::: DATASET EXCERPTS :::

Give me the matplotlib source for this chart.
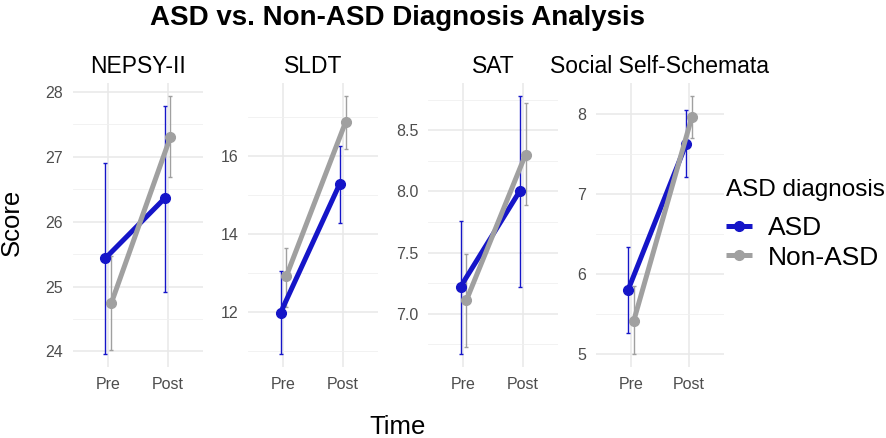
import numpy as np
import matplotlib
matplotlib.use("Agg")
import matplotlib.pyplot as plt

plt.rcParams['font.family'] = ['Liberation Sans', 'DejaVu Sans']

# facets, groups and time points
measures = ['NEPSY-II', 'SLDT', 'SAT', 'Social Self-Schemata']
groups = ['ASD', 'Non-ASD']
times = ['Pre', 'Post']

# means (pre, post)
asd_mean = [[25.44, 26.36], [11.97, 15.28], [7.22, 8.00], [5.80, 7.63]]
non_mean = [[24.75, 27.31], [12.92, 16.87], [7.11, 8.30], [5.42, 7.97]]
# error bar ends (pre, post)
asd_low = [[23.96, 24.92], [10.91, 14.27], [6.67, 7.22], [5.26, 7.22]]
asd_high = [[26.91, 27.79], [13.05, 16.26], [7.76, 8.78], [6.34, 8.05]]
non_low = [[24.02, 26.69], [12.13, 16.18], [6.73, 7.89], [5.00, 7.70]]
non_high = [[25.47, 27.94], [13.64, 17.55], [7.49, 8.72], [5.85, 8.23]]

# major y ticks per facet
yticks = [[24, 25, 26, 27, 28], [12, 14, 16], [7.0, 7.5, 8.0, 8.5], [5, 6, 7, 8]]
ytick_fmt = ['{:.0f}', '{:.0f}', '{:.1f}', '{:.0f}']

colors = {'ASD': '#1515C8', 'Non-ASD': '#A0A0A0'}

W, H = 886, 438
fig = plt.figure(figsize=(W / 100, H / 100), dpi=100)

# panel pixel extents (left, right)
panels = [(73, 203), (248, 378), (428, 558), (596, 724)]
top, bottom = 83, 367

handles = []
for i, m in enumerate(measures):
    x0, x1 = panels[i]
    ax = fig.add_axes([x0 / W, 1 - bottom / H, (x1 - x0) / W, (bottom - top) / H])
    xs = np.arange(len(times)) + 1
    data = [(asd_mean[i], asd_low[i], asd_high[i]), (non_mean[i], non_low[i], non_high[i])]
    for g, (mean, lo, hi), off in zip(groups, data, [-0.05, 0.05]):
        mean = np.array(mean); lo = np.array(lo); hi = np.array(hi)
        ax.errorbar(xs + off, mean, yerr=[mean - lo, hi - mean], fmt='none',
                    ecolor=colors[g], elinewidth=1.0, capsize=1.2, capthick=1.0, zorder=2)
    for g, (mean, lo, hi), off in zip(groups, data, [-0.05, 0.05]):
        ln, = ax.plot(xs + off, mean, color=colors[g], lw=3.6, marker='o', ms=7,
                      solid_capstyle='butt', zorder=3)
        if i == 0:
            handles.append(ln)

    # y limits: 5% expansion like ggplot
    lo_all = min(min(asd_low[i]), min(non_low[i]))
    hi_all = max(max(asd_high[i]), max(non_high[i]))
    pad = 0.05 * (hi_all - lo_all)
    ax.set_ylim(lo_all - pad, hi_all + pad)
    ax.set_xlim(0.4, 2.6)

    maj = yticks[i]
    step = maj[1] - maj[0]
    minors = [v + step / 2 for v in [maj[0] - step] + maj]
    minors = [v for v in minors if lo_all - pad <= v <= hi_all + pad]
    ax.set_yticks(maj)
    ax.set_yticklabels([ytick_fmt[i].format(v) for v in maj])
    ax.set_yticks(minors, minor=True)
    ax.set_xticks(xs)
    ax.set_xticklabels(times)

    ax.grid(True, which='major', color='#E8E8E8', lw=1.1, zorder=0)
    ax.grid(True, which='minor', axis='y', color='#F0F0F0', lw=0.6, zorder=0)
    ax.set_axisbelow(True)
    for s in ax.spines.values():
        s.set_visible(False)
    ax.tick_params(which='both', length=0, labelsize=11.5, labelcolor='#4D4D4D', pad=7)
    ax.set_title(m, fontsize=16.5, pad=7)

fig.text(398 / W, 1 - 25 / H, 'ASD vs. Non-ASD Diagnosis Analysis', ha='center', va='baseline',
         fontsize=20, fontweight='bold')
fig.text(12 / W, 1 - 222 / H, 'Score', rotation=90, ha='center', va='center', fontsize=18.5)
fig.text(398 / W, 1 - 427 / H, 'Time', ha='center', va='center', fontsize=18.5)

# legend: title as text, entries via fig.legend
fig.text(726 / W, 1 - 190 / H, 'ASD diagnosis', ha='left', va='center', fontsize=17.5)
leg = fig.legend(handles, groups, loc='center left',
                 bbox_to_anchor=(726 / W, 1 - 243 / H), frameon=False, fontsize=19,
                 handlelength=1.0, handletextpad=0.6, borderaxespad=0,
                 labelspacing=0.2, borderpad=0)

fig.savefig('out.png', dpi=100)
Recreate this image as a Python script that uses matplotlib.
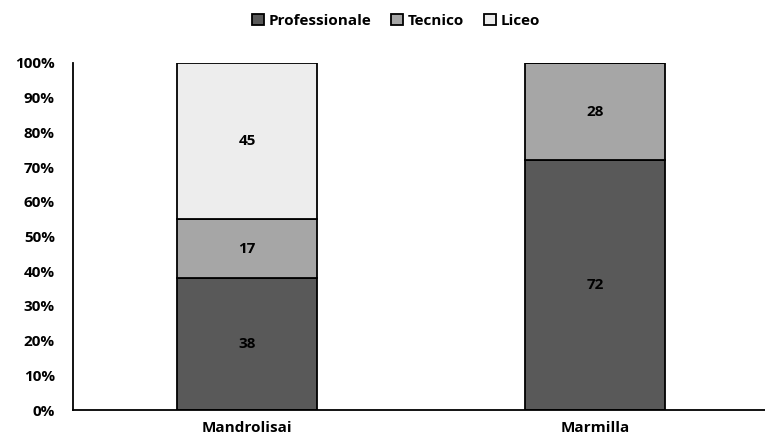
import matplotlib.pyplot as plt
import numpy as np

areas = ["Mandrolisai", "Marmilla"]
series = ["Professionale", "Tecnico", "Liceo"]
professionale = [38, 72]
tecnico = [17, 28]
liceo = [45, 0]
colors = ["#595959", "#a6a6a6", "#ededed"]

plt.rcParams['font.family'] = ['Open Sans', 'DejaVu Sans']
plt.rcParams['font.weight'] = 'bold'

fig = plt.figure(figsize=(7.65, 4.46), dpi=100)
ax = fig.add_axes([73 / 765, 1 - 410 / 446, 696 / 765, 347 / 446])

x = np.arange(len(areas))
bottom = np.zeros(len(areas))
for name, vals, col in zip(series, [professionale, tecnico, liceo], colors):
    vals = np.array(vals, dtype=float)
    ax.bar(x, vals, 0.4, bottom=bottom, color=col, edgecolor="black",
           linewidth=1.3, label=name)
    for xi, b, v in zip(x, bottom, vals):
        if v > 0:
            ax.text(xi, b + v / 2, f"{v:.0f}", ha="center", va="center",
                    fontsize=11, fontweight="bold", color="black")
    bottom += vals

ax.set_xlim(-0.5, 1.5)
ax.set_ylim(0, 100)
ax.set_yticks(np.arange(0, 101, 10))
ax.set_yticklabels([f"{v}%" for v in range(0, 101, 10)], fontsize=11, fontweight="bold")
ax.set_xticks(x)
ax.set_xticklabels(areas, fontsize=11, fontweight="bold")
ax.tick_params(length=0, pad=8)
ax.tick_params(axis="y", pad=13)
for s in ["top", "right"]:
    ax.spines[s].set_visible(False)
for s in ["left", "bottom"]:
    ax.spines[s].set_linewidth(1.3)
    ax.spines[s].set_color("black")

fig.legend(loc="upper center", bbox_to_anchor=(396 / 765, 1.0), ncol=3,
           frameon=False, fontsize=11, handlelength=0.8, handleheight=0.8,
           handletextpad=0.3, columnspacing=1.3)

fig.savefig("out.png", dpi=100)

:::
::: DATASET EXCERPTS :::

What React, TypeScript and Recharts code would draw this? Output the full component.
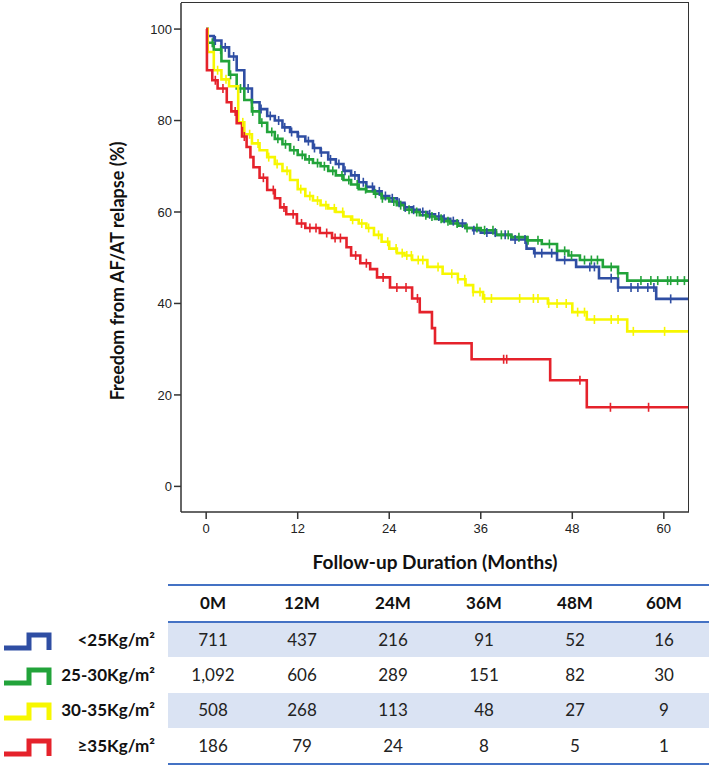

:::
::: DATASET EXCERPTS :::

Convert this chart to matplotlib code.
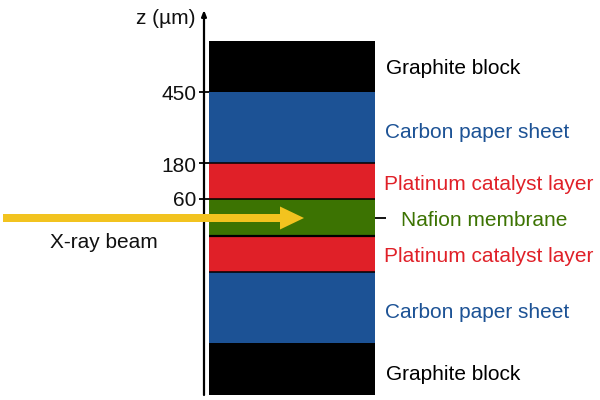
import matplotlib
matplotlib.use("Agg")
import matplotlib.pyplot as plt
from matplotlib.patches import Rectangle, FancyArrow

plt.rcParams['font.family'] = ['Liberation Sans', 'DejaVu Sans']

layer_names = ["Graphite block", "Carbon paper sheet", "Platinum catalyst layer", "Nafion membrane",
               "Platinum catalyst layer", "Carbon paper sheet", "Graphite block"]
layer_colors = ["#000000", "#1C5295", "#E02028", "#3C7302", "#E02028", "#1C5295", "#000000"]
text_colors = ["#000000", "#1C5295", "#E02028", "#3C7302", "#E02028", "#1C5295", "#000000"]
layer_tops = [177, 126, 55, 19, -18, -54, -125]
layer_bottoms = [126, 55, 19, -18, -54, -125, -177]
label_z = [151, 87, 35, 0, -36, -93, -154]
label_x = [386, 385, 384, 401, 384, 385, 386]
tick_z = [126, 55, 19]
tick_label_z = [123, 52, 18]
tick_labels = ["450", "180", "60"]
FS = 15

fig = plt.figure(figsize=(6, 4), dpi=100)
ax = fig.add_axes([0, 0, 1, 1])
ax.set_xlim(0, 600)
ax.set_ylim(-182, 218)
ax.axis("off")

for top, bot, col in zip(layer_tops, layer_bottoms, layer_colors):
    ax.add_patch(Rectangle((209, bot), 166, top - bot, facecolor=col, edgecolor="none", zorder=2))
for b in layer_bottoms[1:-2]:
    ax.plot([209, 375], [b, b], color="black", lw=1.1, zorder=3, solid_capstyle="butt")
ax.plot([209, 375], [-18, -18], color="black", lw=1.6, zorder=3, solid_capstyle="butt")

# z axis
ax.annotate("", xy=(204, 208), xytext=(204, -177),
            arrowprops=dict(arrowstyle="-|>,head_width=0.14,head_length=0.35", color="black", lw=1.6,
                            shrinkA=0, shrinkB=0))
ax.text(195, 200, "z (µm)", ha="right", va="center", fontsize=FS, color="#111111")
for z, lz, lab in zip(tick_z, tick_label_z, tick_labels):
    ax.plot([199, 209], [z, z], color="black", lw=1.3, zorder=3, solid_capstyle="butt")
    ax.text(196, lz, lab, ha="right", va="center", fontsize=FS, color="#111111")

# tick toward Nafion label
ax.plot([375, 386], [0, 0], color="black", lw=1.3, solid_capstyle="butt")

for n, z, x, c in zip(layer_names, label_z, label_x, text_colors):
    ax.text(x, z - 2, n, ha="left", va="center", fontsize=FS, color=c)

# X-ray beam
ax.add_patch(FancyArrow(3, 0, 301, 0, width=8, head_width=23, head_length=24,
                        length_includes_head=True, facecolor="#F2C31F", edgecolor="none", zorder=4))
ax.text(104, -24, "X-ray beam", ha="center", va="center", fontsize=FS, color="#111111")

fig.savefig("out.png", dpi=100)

:::

-- SHORT TASK --
Pictures in the material above should be skipped; print exactly the lines from the one with "Give me the matplotlib source for this chart." through the one with "times = ['Pre', 'Post']".

-- REPLY TO THE TASK --
Give me the matplotlib source for this chart.
import numpy as np
import matplotlib
matplotlib.use("Agg")
import matplotlib.pyplot as plt

plt.rcParams['font.family'] = ['Liberation Sans', 'DejaVu Sans']

# facets, groups and time points
measures = ['NEPSY-II', 'SLDT', 'SAT', 'Social Self-Schemata']
groups = ['ASD', 'Non-ASD']
times = ['Pre', 'Post']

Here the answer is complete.